Debt that gets discharged in bankruptcy is not taxable income. This is a critical distinction from debt settlement or forgiveness outside of bankruptcy, where canceled debt typically triggers a tax bill. The bankruptcy exclusion means you won’t receive a Form 1099-C for discharged amounts, and you don’t need to report them as income on your return.9Internal Revenue Service. Publication 908, Bankruptcy Tax Guide
There is a tradeoff, though. The amount of canceled debt must be used to reduce certain “tax attributes” you hold — things like net operating loss carryovers, capital loss carryovers, and the basis of property you own.9Internal Revenue Service. Publication 908, Bankruptcy Tax Guide For most individual filers with straightforward finances, this reduction has little practical impact. But if you own a business or have significant investment assets, the attribute reduction can affect future tax bills in ways worth discussing with an accountant.
Tax refunds are another area where filers get caught off guard. A refund for the tax year in which you filed (or any prior year) is generally considered property of the bankruptcy estate. The trustee can claim it. If you’re filing early in the year and expecting a large refund, your attorney may advise timing the petition to minimize what the estate captures.
Federal law prohibits both government agencies and private employers from firing you solely because you filed for bankruptcy.10GovInfo. 11 U.S.C. 525 – Protection Against Discriminatory Treatment Government employers face a broader restriction — they also can’t refuse to hire you based on your filing status. Private employers, however, are only barred from terminating or discriminating against current employees; the statute does not explicitly prohibit a private employer from declining to hire an applicant because of a bankruptcy. Courts have split on whether the omission was intentional, so the practical protection for private-sector job seekers is weaker than it looks on paper.
Government agencies also cannot deny, revoke, or refuse to renew a license or permit solely because of a bankruptcy filing.10GovInfo. 11 U.S.C. 525 – Protection Against Discriminatory Treatment This matters if you hold a professional license or need a government-issued permit for your livelihood.
Your credit report is a different story. Under the Fair Credit Reporting Act, a bankruptcy can remain on your credit report for up to 10 years from the date the court enters the order for relief.11United States Code. 15 U.S.C. 1681c – Requirements Relating to Information Contained in Consumer Reports The credit bureaus typically remove a Chapter 13 filing after seven years, but the statute itself sets a 10-year outer limit for any bankruptcy case. This is the longest reporting window for any negative item on a credit report.
The most reliable way to check the status of any federal bankruptcy case is PACER (Public Access to Court Electronic Records), the federal courts’ online records system.
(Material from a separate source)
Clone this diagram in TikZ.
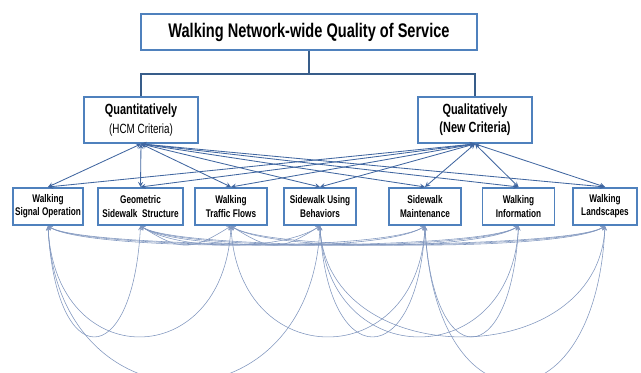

You can search by the debtor’s name or case number and pull up the docket, which shows every filing, every order, and the current status. PACER charges $0.10 per page, capped at $3.00 per document.12PACER: Federal Court Records. PACER Pricing: How Fees Work If your total charges stay at $30 or less in a quarter, the fees are waived entirely, which is enough for casual lookups.13PACER: Federal Court Records. Options to Access Records if You Cannot Afford PACER Fees
A free alternative is the Voice Case Information System (VCIS), a toll-free automated phone line at 1-866-222-8029 that reads basic case data — filing date, assigned trustee, and whether the case is open or closed — from a national database.14United States Bankruptcy Court Eastern District of Virginia. VCIS – Voice Case Information System VCIS won’t give you the level of detail PACER provides, but it answers the basic question quickly.
People often confuse two separate events: the discharge and the closing of the case. The discharge is the order that wipes out your personal liability on eligible debts. The final decree is the administrative order that officially closes the case file. These can happen months apart.
A Chapter 7 debtor might receive a discharge four months after filing, but the case can remain open if the trustee is still selling assets or resolving disputes with creditors. The court closes the case only after the estate is fully administered and the trustee has been discharged from duty.15Office of the Law Revision Counsel. 11 U.S. Code 350 – Closing and Reopening Cases In Chapter 11 reorganizations, the final decree comes after the confirmed plan has been substantially completed.16Cornell Law School Legal Information Institute. Federal Rules of Bankruptcy Procedure Rule 3022 – Chapter 11 Final Decree
Dismissal is the outcome nobody wants. If a case is dismissed — for failing to make Chapter 13 payments, not filing required documents, or abusing the system — the bankruptcy effectively unwinds. You don’t receive a discharge, the automatic stay evaporates, and creditors can resume collecting exactly where they left off. A dismissal can also trigger a waiting period before you’re allowed to file again, and if you do refile within a year, the automatic stay may be limited to 30 days or may not take effect at all.2United States Code. 11 U.S.C. 362 – Automatic Stay
A closed case isn’t necessarily finished forever. Federal law allows the court to reopen a bankruptcy case to administer newly discovered assets, to grant the debtor additional relief, or for other cause.15Office of the Law Revision Counsel. 11 U.S. Code 350 – Closing and Reopening Cases Common reasons include adding a creditor who was accidentally left off the original schedules, dealing with a creditor who continues collecting on a discharged debt, or addressing an inheritance that falls within the 180-day window but wasn’t reported before the case closed.
Reopening requires filing a motion with the bankruptcy court and paying a filing fee — currently around $260 for a Chapter 7 case, though fees are updated periodically by the Judicial Conference.17United States Courts. Bankruptcy Court Miscellaneous Fee Schedule The court has discretion over whether to grant the motion. Reopening a case doesn’t automatically reinstate the automatic stay or restart the entire process — it’s a targeted action to resolve a specific issue that wasn’t handled before closing.